Rybak has learned the value of sticking with his priorities. A third term won't bring a new direction, he says. But he plans to step up efforts to achieve a goal that's critical to the city's future: Every Minneapolis high school graduate should be ready for college, "no exceptions."
He makes no secret of his interest in running for governor next year. That likelihood bothers some critics, who believe he should retire from City Hall before running statewide. But political ambition is often a spur to performance. Rybak is opening himself to larger scrutiny, while gaining influence over the state policies that affect local quality of life. Minneapolis voters should be loath to deprive themselves of the fruits of Rybak's ambition.
But Rybak's opponents -- he has 10, eight of whom met with the Editorial Board -- raise a point of concern about his gubernatorial quest. They say it is the reason no debate with them has been on his calendar this month. A Rybak spokesman denies the connection, and says that the mayor plans to meet his opponents once, on Nov. 2.
One such exchange isn't enough. While none of Rybak's opponents is prepared to be mayor, a number of them lodge criticism that the incumbent ought to heed. For example:
•Rybak should respond to the impassioned pleas by TV talk show host Al Flowers and community activist James Everett for a better relationship between the city's minority communities and its police. Both express the deep resentment that festers within the city's minority community about unjust policing through the years. That's a problem that long precedes Rybak's tenure, but it's one he ought to own up to and correct.
•The mayor should absorb the criticism of rising property taxes leveled most pointedly by Papa John Kolstad, a Lake Street business owner and musician endorsed by the Republican and Independence parties. Minneapolis needed to get its fiscal house in order during Rybak's first two terms. It now needs to restrain its tax bite, lest high taxes send small businesses and middle-class homeowners packing.
•Landlord Bill McGaughey is right to question whether targeting "problem properties" rather than criminal conduct itself is either a just or effective crime-fighting strategy.
•Consultant Robert Carney Jr., former alderman Dick Franson and Kolstad fault the city for inadequate internal auditing.

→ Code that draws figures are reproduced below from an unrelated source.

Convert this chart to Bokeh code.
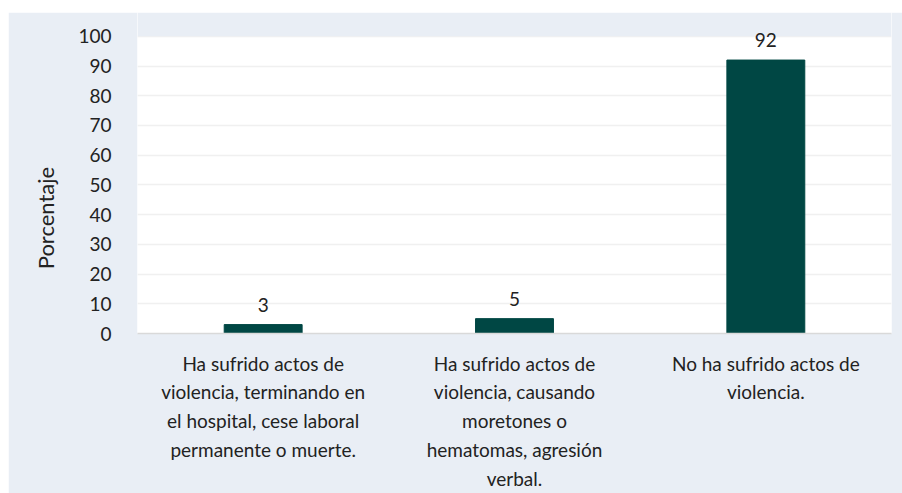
from bokeh.plotting import figure
from bokeh.models import ColumnDataSource, Range1d, FixedTicker, BoxAnnotation
from bokeh.embed import file_html
from bokeh.resources import INLINE
from bokeh.core.properties import value

categories = [
    "Ha sufrido actos de\nviolencia, terminando en\nel hospital, cese laboral\npermanente o muerte.",
    "Ha sufrido actos de\nviolencia, causando\nmoretones o\nhematomas, agresión\nverbal.",
    "No ha sufrido actos de\nviolencia.",
]
values = [3, 5, 92]
value_labels = ["3", "5", "92"]
y_ticks = list(range(0, 101, 10))
y_title = "Porcentaje"

BG = "#E9EEF5"
BAR = "#004744"
FONT = "Lato"
TXT = "#222222"

src = ColumnDataSource(dict(cat=categories, val=values, lab=value_labels))

p = figure(
    x_range=categories, y_range=Range1d(0, 108),
    width=894, height=481, output_backend="svg", toolbar_location=None,
    min_border_left=129, min_border_right=11, min_border_top=0, min_border_bottom=160,
)
p.margin = (12, 0, 0, 8)
p.background_fill_color = "white"
p.border_fill_color = BG
p.outline_line_color = None

# area above the 100 line belongs to the outer panel
p.add_layout(BoxAnnotation(bottom=max(y_ticks), fill_color=BG, fill_alpha=1.0,
                           line_color=None, level="underlay"))

p.vbar(x="cat", top="val", width=0.31, source=src, fill_color=BAR, line_color=BAR)
p.text(x="cat", y="val", text="lab", source=src, text_align="center",
       text_baseline="bottom", y_offset=-13, text_font=value(FONT),
       text_font_size="19px", text_color=TXT)

p.yaxis.ticker = FixedTicker(ticks=y_ticks)
p.yaxis.axis_line_color = None
p.yaxis.major_tick_line_color = None
p.yaxis.minor_tick_line_color = None
p.yaxis.major_label_standoff = 20
p.yaxis.major_label_text_font = FONT
p.yaxis.major_label_text_font_size = "19px"
p.yaxis.major_label_text_color = TXT
p.yaxis.axis_label = y_title + "\u00a0" * 16
p.yaxis.axis_label_text_font = FONT
p.yaxis.axis_label_text_font_size = "22px"
p.yaxis.axis_label_text_font_style = "normal"
p.yaxis.axis_label_text_color = TXT
p.yaxis.axis_label_standoff = 16

p.xaxis.axis_line_color = "#D9D9D9"
p.xaxis.axis_line_width = 1.5
p.xaxis.major_tick_line_color = None
p.xaxis.minor_tick_line_color = None
p.xaxis.major_label_standoff = 12
p.xaxis.major_label_text_font = FONT
p.xaxis.major_label_text_font_size = "19px"
p.xaxis.major_label_text_color = TXT
p.xaxis.major_label_text_line_height = 1.25

p.xgrid.grid_line_color = None
p.ygrid.grid_line_color = "#F0F0F0"
p.ygrid.grid_line_width = 1.5

open("out.html", "w").write(file_html(p, INLINE))
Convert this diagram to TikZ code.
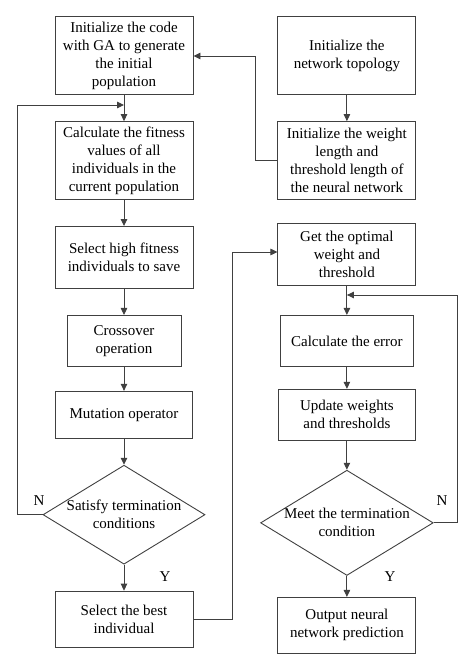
\documentclass[tikz,border=0pt]{standalone}
\usepackage{fontspec}
\setmainfont{Liberation Serif}
\usetikzlibrary{positioning,shapes.geometric,arrows.meta}

\tikzset{
    box/.style={draw=black!75, rectangle, align=center, inner sep=0pt, minimum width=138pt},
    cond/.style={draw=black!75, diamond, align=center, inner sep=0pt, aspect=1.64, minimum width=162pt, minimum height=99pt},
    flow/.style={draw=black!75, line width=0.9pt, -{Triangle[length=7pt,width=6.5pt]}},
    line/.style={draw=black!75, line width=0.9pt},
    tag/.style={inner sep=0pt}
}

\begin{document}
\begin{tikzpicture}[x=1pt, y=-1pt, font=\fontsize{15}{18}\selectfont, line width=0.9pt]
    \useasboundingbox (0,0) rectangle (474,658);
    \node(init)[box, minimum height=78pt] at (124,55.7) {Initialize the code\\with GA to generate\\the initial\\population};
    \node(calcfit)[box, minimum height=78pt, below=26pt of init] {Calculate the fitness\\values of all\\individuals in the\\current population};
    \node(select)[box, minimum height=62pt, below=26pt of calcfit] {Select high fitness\\individuals to save};
    \node(cross)[box, minimum width=114pt, minimum height=51pt, below=26pt of select] {Crossover\\operation};
    \node(mutate)[box, minimum width=137pt, minimum height=47pt, below=24pt of cross] {Mutation operator};
    \node(satisfy)[cond, below=26pt of mutate] {Satisfy termination\\conditions};
    \node(best)[box, minimum height=56pt, below=26pt of satisfy] {Select the best\\individual};
    \node(topo)[box, minimum height=78pt, right=84pt of init] {Initialize the\\network topology};
    \node(initw)[box, minimum height=78pt, below=26pt of topo] {Initialize the weight\\length and\\threshold length of\\the neural network};
    \node(optimal)[box, minimum height=62pt, below=23pt of initw] {Get the optimal\\weight and\\threshold};
    \node(error)[box, minimum width=133pt, minimum height=51pt, below=29pt of optimal] {Calculate the error};
    \node(update)[box, minimum width=137pt, minimum height=51pt, below=22pt of error] {Update weights\\and thresholds};
    \node(meet)[cond, minimum width=163pt, below=29pt of update] {Meet the termination\\condition};
    \node(output)[box, minimum height=56pt, below=21pt of meet] {Output neural\\network prediction};
    \coordinate(loopl) at (17,105);
    \coordinate(loopr) at (457,295);
    \coordinate(jump) at (232,252);
    \coordinate(feed) at (255,56);
    \draw[flow] (init) -- (calcfit);
    \draw[flow] (calcfit) -- (select);
    \draw[flow] (select) -- (cross);
    \draw[flow] (cross) -- (mutate);
    \draw[flow] (mutate) -- (satisfy);
    \draw[flow] (satisfy) -- (best);
    \draw[flow] (topo) -- (initw);
    \draw[flow] (initw.west) -| (feed) -- (init.east |- feed);
    \draw[flow] (optimal) -- (error);
    \draw[flow] (error) -- (update);
    \draw[flow] (update) -- (meet);
    \draw[flow] (meet) -- (output);
    \draw[flow] (satisfy.west) -| (loopl) -- (init.south |- loopl);
    \draw[flow] (best.east) -| (jump) -- (optimal.west |- jump);
    \draw[flow] (meet.east) -| (loopr) -- (optimal.south |- loopr);
    \node(n1)[tag] at (39,501) {N};
    \node(y1)[tag] at (165,577) {Y};
    \node(n2)[tag] at (442,501) {N};
    \node(y2)[tag] at (390,577) {Y};
\end{tikzpicture}
\end{document}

Their claim that no independent audit of the city's books has been done in three years is inaccurate. One was completed under contract with the state auditor's office only last month. But internal auditing is weak at City Hall, and Rybak has been too slow to strengthen it.
The challengers also bring new ideas to the fore. In that regard, Everett is a standout. His notions about spurring entrepreneurial activity in distressed neighborhoods deserve wider exposure. (Also seeking Star Tribune endorsement were writer John Wilson and musician Joey Lombard.)
None of Rybak's challengers is capable of playing in his league anytime soon. In one way, that's unfortunate. Competitive elections often make for better governance.
But in another sense, the lack of a serious bid to block a third term says something positive: Minneapolis has a good thing going in the mayor's office. Voters should keep R.T. Rybak on the job.